As the world becomes ever more concerned with sustainability, scientists are starting to use gene-editing tools like CRISPR and TALEN to modify animals and crops.
Like genetic modification, gene-editing allows us to alter an organism’s DNA for benefits like faster growth and improved nutritional content.
According to the US National Academy of Sciences, these improvements are necessary if we expect to feed the world while reducing our impact on climate change.
Specific gene-editing projects include:
- Wheat with low gluten content
- Mushrooms that don’t turn brown when cut
- Corn that can withstand drought
- Rice that won’t absorb pollution
- Pigs with virus immunities
- Coffee that grows without caffeine
These projects are moving very slowly in order to catch “off-target edits” or unexpected changes that could affect an animal’s health or alter a crop’s nutritional content.

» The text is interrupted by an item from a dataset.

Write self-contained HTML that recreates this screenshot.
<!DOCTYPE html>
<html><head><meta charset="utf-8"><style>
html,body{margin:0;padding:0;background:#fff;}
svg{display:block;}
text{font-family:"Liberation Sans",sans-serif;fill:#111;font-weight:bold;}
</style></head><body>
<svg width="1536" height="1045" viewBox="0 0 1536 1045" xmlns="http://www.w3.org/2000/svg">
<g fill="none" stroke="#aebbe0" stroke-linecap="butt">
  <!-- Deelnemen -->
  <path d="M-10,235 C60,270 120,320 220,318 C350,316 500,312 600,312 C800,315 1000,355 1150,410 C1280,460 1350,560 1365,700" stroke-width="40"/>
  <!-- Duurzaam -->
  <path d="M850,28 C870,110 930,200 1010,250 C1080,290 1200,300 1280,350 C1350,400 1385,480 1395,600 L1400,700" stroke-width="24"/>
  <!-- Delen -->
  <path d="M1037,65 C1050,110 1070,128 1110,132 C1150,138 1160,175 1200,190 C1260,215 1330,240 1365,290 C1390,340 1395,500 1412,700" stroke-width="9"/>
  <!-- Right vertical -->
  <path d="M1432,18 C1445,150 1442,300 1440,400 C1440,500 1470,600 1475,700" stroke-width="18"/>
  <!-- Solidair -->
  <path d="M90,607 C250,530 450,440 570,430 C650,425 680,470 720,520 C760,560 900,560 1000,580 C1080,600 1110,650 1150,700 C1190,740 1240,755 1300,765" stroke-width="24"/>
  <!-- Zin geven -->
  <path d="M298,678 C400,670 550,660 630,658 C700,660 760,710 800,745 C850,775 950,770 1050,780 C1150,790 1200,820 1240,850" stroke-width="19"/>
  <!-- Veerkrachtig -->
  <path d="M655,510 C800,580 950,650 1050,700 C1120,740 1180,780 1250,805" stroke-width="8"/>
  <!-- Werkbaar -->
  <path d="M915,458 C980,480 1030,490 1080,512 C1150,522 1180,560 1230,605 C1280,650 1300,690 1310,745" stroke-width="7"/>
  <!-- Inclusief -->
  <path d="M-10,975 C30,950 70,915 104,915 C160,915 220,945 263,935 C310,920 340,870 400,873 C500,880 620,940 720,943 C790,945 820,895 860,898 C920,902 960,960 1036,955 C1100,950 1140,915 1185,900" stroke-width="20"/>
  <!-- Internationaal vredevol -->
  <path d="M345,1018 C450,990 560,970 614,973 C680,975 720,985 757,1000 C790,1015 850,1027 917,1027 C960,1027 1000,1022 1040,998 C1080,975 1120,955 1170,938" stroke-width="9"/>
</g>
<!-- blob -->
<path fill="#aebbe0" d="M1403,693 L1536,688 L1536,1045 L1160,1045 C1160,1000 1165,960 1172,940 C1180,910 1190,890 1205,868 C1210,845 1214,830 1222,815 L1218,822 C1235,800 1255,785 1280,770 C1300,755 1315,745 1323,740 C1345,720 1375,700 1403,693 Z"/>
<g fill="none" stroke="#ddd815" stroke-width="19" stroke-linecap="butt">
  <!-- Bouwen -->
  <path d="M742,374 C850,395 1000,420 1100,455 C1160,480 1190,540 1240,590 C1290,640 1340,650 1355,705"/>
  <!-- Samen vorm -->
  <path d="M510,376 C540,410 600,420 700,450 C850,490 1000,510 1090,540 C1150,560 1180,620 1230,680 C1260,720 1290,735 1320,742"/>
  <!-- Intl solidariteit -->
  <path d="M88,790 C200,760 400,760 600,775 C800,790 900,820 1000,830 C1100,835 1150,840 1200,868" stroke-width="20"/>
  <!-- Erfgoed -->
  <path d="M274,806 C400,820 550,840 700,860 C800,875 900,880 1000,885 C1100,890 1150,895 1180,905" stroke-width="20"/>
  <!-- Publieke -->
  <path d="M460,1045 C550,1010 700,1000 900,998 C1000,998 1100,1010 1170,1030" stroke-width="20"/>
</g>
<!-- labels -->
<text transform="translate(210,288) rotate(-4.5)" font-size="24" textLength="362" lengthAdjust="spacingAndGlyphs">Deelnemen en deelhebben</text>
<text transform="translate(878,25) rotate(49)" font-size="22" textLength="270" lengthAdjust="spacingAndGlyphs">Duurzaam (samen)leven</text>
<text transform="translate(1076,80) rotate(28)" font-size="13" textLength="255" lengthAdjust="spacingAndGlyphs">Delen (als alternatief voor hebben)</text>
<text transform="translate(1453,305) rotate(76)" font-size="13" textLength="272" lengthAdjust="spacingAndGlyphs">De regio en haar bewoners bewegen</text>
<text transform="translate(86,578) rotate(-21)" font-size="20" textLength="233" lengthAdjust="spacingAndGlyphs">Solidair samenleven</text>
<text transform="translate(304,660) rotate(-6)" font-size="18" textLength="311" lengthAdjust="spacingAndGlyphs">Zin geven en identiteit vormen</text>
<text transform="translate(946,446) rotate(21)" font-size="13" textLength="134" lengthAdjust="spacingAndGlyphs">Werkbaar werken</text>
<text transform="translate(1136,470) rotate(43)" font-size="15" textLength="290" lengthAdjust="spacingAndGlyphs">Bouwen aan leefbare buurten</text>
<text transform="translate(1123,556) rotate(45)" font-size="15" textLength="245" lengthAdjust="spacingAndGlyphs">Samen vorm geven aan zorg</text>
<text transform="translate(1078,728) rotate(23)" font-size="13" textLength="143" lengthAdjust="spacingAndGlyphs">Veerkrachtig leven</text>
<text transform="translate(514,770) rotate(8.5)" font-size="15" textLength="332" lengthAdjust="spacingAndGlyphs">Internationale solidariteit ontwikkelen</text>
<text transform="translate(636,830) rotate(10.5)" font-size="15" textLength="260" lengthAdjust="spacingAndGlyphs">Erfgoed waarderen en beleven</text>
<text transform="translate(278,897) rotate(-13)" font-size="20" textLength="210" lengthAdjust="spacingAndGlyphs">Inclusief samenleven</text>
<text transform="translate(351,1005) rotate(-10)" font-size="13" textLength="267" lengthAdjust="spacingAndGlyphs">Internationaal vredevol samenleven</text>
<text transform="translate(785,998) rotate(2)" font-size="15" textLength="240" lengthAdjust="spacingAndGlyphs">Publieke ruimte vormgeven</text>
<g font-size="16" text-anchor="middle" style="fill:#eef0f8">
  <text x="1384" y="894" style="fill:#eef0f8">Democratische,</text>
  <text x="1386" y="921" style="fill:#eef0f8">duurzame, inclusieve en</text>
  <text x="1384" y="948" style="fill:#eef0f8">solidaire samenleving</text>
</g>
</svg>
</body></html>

“We’re kind of being overly cautious,” says North Carolina State University geneticist Jennifer Kuzma. “Most gene-edited plants and animals are probably going to be just fine to eat. But you’re only going to do yourself a disservice in the long run if you hide behind the terminology.”
The first gene-edited food (canola) went on the market this year, and more will be introduced in early 2019. As of now, these products don’t have to be labeled like GMOs because they do not contain foreign DNA.

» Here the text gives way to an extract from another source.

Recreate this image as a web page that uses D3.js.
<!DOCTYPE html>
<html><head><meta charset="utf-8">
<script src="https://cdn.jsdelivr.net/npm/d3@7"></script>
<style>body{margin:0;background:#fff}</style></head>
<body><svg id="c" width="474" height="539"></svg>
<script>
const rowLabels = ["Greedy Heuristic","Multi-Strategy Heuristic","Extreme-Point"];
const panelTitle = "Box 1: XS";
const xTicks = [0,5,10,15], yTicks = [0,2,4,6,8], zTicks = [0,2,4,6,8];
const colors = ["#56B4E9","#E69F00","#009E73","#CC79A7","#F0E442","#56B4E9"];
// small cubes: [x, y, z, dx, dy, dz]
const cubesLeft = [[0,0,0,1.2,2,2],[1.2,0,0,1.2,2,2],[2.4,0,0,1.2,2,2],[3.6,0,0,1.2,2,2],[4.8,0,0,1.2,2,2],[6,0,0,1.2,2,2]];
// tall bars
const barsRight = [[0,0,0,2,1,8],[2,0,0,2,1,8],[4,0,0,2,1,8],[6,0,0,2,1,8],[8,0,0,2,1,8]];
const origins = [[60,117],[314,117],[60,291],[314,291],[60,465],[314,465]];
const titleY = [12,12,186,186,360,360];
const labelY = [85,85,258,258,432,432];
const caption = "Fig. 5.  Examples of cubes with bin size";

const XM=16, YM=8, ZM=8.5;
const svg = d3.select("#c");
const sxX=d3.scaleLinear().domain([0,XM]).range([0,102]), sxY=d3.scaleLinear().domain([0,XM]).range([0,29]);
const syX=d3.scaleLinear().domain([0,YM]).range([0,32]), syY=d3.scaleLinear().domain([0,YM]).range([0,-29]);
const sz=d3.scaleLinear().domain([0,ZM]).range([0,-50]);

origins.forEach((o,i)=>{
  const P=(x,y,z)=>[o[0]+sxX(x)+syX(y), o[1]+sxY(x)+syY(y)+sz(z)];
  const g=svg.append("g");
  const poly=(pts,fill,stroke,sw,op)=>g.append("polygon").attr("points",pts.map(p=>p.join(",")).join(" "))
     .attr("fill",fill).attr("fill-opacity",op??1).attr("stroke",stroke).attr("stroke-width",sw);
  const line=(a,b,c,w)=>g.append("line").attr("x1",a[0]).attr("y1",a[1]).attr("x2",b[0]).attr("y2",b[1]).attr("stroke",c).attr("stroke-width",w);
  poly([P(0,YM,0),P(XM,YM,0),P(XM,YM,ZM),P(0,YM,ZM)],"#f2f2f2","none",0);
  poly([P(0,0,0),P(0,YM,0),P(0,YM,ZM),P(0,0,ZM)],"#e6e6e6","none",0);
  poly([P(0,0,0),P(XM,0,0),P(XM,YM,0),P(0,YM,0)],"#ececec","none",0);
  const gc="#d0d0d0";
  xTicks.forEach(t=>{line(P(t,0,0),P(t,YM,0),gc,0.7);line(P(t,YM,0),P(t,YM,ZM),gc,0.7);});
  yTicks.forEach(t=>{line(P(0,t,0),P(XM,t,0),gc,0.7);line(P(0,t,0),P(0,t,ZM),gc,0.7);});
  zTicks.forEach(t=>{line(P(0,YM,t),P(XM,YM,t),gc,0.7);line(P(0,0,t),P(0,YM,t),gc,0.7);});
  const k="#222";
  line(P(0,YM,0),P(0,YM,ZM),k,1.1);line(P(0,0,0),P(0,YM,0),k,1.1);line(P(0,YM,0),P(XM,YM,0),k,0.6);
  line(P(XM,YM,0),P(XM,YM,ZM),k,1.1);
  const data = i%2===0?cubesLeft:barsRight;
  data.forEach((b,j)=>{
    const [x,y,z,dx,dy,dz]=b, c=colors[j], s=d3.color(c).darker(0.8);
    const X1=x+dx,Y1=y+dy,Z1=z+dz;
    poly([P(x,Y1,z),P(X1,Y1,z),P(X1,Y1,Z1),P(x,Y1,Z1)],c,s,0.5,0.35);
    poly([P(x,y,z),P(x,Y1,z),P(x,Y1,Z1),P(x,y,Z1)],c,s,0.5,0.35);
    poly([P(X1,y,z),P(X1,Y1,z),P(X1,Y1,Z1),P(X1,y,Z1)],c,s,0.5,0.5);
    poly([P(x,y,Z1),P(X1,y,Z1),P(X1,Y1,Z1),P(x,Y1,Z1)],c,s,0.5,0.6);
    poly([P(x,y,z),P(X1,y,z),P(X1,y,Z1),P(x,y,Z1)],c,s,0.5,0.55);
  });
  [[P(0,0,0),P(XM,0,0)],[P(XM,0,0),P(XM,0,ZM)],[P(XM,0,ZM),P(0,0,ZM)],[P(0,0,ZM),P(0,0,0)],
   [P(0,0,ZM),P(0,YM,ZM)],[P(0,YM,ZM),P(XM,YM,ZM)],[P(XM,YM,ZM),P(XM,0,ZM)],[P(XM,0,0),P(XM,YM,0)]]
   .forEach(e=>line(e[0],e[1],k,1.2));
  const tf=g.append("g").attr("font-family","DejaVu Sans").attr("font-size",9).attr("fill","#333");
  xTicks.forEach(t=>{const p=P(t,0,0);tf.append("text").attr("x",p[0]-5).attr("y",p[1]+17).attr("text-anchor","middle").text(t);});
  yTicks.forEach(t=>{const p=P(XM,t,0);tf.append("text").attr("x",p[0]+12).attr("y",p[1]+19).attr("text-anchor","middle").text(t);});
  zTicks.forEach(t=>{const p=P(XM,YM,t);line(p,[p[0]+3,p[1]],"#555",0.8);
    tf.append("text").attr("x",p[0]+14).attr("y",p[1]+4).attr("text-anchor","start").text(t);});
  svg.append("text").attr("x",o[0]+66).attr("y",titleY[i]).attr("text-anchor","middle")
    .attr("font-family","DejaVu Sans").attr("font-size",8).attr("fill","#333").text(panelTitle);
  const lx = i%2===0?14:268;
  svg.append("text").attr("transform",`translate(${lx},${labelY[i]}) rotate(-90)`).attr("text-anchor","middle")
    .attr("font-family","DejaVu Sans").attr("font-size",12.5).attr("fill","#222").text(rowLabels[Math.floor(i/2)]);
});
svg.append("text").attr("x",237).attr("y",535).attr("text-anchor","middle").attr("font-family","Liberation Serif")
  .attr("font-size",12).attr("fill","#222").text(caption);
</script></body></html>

In 2016, Congress passed a law requiring the uniform labeling of all food products continuing GMOs. Unfortunately, the labels seemed to make consumers believe the products were unsafe.
“If the consumer sees the benefit, I think they’ll embrace the products and worry less about the technology,” says University of Minnesota professor Dan Voytas, referring to gene-edited foods. Voytas works for Calyxt Inc., which is using gene-editing to remove trans fat from soybean oil.

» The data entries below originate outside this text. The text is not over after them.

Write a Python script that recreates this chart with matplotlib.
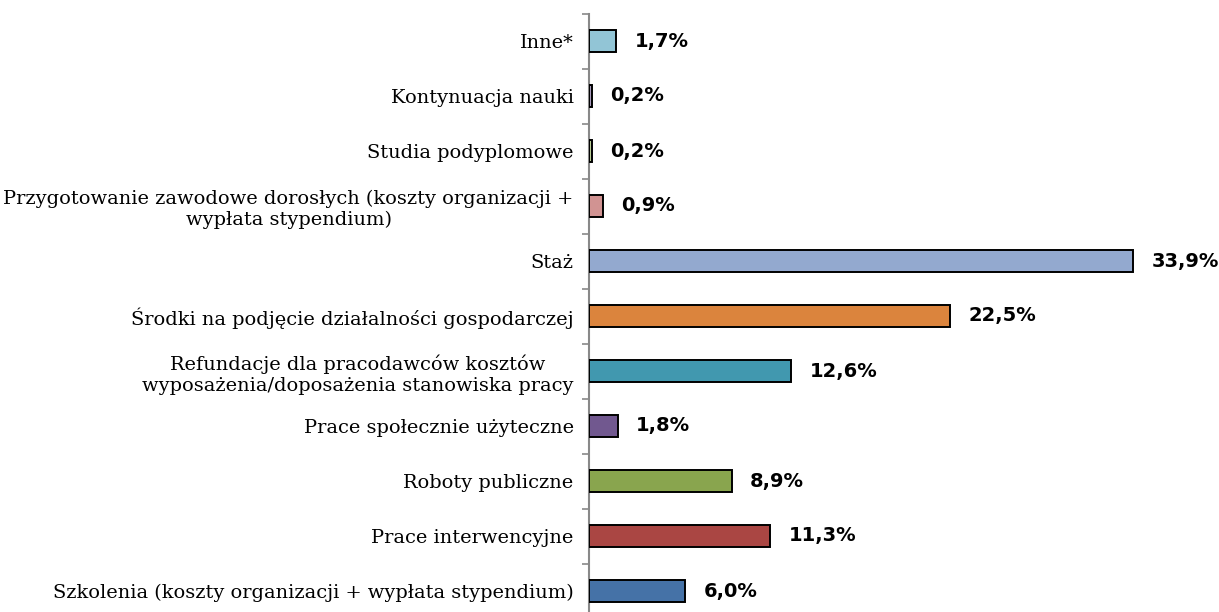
import matplotlib
matplotlib.use("Agg")
import matplotlib.pyplot as plt
from matplotlib.ticker import FixedLocator

categories = [
    "Szkolenia (koszty organizacji + wypłata stypendium)",
    "Prace interwencyjne",
    "Roboty publiczne",
    "Prace społecznie użyteczne",
    "Refundacje dla pracodawców kosztów\nwyposażenia/doposażenia stanowiska pracy",
    "Środki na podjęcie działalności gospodarczej",
    "Staż",
    "Przygotowanie zawodowe dorosłych (koszty organizacji +\nwypłata stypendium)",
    "Studia podyplomowe",
    "Kontynuacja nauki",
    "Inne*",
]
values = [6.0, 11.3, 8.9, 1.8, 12.6, 22.5, 33.9, 0.9, 0.2, 0.2, 1.7]
labels = ["6,0%", "11,3%", "8,9%", "1,8%", "12,6%", "22,5%", "33,9%", "0,9%", "0,2%", "0,2%", "1,7%"]
colors = ["#4572A7", "#AA4643", "#89A54E", "#71588F", "#4198AF", "#DB843D",
          "#93A9CF", "#D19392", "#B9CD96", "#A99BBD", "#92C5D6"]

fig = plt.figure(figsize=(12.19, 6.12), dpi=100)
ax = fig.add_axes([589/1219, (612-618.5)/612, (1199-589)/1219, 605/612])

y = list(range(len(categories)))
ax.barh(y, values, height=0.4, color=colors, edgecolor="black", linewidth=1.4, zorder=3)
ax.set_xlim(0, 38)
ax.set_ylim(-0.5, len(categories) - 0.5)

for yi, v, lab in zip(y, values, labels):
    ax.annotate(lab, xy=(v, yi), xytext=(13, 0), textcoords="offset points",
                ha="left", va="center", fontsize=14, fontweight="bold",
                family="DejaVu Sans", color="black")

ax.set_yticks(y)
ax.set_yticklabels(categories, family="DejaVu Serif", fontsize=13.95, multialignment="center",
                   linespacing=1.2)
ax.tick_params(axis="y", which="major", length=0, pad=11)
ax.yaxis.set_minor_locator(FixedLocator([i + 0.5 for i in range(-1, len(categories))]))
ax.tick_params(axis="y", which="minor", length=5, width=1.2, color="#898989", direction="out")
ax.set_xticks([])
for s in ["top", "right", "bottom"]:
    ax.spines[s].set_visible(False)
ax.spines["left"].set_color("#898989")
ax.spines["left"].set_linewidth(1.5)

fig.savefig("out.png", dpi=100)
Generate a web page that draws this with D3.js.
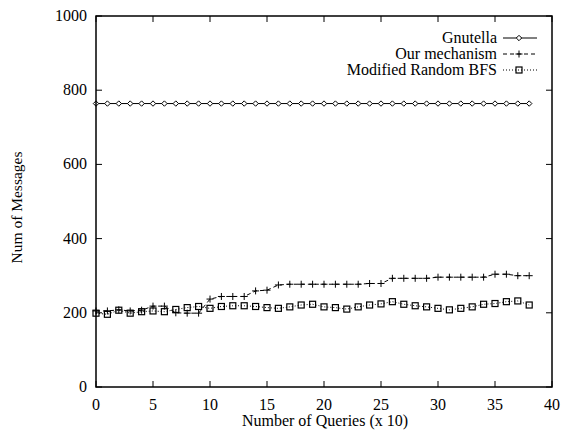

As Calyxt CEO Federico Tripodi, the public’s distrust of GMOs is in part “due to a perception that these products are unnatural and developed for the benefit of large corporations, not consumers.” But at the same time, “there are growing numbers of consumers with health-related fears, such as diabetes, obesity, and food allergies that directly impact their food choices.”
Aside from public opinion, another key factor in the success of gene-edited foods will be international cooperation.
Thanks to trade, international regulations will be “the most important factor in whether gene-editing technologies are commercialized,” explains USDA’s Paul Spencer.
Lawmakers in Europe have already decided that existing restrictions on GMOs should apply to gene-edited foods as well. Earlier this month, the US joined 12 other countries in the opinion that the world should adopt internationally consistent rules for gene-edited foods.
What’s the difference between gene-editing and genetic modification?
GMOs are plants and animals whose DNA has been mixed with that of another species. A majority of scientists agree that GMOs are completely safe.
Examples of GMOs include:
- Tomatoes that are bigger and more resistant to decay
- Rice and soybeans that resist pests
GMOs have been on the market since 1994.
By comparison, gene-editing is a new technology that allows researchers to remove certain pieces of DNA in order to control traits. You can think of it like rearranging the letters of an organism’s genetic alphabet.
Gene-editing is faster and cheaper than genetic modification, and it doesn’t always require foreign DNA.
Using gene-editing, New York scientist Zachary Lippman was able to create tomato plants that produce twice the number of tomatoes. “There’s a long way to go, but what we have been able to do in the last four or five years is unbelievable,” says Lippman. “It’s science fiction.”
An example of gene-editing that does include foreign DNA is the effort to prevent Holstein cattle from growing horns.
Horns are typically removed for safety concerns, but the process was condemned by the Human Society in 2007 after it was found that less than 20% of farms used anesthesia.
A company called Recombinetics Inc. is mixing DNA from Angus cattle (which don’t grow horns) with that of Holstein cattle to prevent the latter species from growing horns.
“We are still working with everything that nature has provided,” says Lippman. “With traditional breeding, whatever traits nature has kicked out of the DNA, that’s the hand you have been played…With gene editing, now you are playing poker with aces up your sleeve.”
According to Kuzma, about 20 gene-edited products will enter the US market during the next five years. In the meantime, geneticists are looking at ways they can improve crops – like cassava – that are important in poor countries.
“We think it’s really going to revolutionize the industry.”